WHAT YOU NEED TO DO:
Quote the data exactly, first line to the line containing "102.4, 100.3, 100.3]", with no pictures.

(Entries with chart source code)
+-------+

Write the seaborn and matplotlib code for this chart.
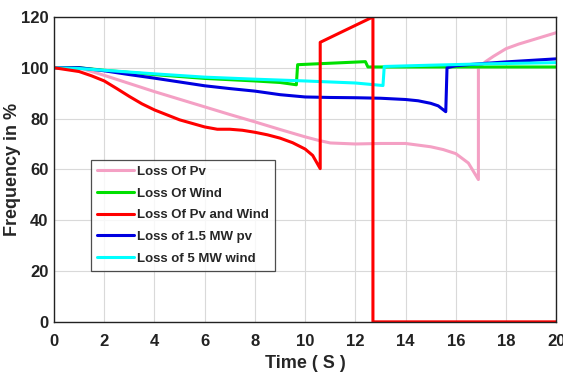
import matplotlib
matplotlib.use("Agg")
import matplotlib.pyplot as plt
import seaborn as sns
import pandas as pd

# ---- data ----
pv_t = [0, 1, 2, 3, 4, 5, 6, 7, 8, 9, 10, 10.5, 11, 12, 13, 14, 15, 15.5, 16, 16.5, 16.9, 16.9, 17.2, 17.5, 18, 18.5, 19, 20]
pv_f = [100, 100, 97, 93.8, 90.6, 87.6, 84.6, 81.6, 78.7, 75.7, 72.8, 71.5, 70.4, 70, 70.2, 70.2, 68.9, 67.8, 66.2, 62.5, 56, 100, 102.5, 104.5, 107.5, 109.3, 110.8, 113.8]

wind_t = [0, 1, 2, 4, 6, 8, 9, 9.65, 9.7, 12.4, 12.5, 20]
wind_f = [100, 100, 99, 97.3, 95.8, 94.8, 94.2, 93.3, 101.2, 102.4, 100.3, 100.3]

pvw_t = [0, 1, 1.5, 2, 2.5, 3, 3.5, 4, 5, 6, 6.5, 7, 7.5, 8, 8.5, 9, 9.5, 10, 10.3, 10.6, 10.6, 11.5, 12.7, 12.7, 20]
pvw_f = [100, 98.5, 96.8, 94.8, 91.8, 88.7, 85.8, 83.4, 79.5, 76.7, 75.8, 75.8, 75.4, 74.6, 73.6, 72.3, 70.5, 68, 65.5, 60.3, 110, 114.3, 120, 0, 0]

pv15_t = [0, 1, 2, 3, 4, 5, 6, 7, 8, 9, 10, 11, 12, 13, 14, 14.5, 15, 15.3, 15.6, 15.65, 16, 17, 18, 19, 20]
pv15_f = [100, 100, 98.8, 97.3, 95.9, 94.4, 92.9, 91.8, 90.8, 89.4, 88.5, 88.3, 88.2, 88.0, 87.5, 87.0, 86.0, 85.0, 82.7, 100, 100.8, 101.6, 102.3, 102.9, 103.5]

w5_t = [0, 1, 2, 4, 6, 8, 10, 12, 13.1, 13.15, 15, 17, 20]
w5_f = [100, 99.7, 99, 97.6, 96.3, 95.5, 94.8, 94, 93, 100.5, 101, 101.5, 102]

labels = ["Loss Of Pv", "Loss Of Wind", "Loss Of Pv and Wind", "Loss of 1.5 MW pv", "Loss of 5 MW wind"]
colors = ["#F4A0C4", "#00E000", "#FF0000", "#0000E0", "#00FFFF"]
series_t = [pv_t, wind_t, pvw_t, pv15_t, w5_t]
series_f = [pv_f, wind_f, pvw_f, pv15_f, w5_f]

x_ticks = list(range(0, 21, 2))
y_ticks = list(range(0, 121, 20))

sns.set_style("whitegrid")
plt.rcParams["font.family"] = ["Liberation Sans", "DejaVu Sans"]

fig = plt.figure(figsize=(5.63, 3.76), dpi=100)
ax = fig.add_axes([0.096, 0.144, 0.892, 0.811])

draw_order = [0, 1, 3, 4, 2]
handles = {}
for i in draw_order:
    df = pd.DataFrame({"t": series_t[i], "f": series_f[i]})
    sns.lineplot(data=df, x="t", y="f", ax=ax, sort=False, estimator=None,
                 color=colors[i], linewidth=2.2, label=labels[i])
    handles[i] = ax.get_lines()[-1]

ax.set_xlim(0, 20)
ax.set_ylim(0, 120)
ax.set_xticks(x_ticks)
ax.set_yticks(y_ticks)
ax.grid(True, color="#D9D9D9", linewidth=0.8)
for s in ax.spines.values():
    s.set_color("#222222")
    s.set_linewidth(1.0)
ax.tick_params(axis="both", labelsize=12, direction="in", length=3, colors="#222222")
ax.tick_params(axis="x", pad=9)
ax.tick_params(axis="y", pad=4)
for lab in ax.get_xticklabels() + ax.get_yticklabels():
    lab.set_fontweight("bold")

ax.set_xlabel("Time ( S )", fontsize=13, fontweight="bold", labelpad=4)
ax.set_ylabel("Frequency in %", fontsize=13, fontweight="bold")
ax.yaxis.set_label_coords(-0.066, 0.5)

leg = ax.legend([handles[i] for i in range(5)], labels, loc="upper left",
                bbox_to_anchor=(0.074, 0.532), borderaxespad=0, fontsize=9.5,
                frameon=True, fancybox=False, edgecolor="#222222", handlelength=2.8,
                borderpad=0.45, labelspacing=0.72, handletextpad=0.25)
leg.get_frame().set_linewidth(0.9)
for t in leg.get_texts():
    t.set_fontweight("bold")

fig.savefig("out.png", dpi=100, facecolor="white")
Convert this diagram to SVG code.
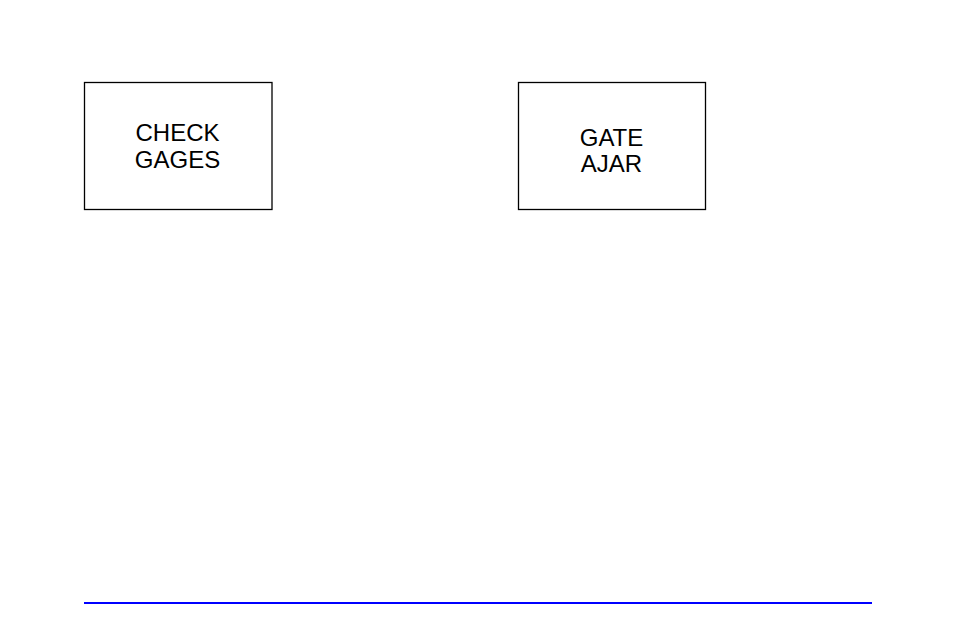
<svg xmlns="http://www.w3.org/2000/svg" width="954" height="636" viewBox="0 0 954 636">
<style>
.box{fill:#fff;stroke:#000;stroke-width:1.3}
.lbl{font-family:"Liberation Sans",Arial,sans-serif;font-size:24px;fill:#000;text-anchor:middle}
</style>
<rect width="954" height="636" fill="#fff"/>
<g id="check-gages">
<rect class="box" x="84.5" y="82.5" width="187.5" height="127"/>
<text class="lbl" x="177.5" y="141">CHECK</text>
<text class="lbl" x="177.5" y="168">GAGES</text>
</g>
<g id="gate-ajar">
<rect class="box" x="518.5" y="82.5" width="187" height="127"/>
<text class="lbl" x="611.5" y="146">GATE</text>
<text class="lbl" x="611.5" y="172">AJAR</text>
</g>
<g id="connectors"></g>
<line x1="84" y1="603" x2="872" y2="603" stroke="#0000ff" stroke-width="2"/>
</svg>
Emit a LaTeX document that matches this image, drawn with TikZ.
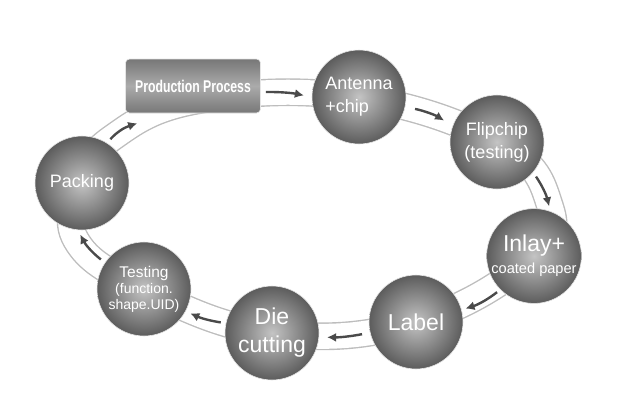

+-------+

ANSWER TO THIS EXERCISE:
Write the seaborn and matplotlib code for this chart.
import matplotlib
matplotlib.use("Agg")
import matplotlib.pyplot as plt
import seaborn as sns
import pandas as pd

# ---- data ----
pv_t = [0, 1, 2, 3, 4, 5, 6, 7, 8, 9, 10, 10.5, 11, 12, 13, 14, 15, 15.5, 16, 16.5, 16.9, 16.9, 17.2, 17.5, 18, 18.5, 19, 20]
pv_f = [100, 100, 97, 93.8, 90.6, 87.6, 84.6, 81.6, 78.7, 75.7, 72.8, 71.5, 70.4, 70, 70.2, 70.2, 68.9, 67.8, 66.2, 62.5, 56, 100, 102.5, 104.5, 107.5, 109.3, 110.8, 113.8]

wind_t = [0, 1, 2, 4, 6, 8, 9, 9.65, 9.7, 12.4, 12.5, 20]
wind_f = [100, 100, 99, 97.3, 95.8, 94.8, 94.2, 93.3, 101.2, 102.4, 100.3, 100.3]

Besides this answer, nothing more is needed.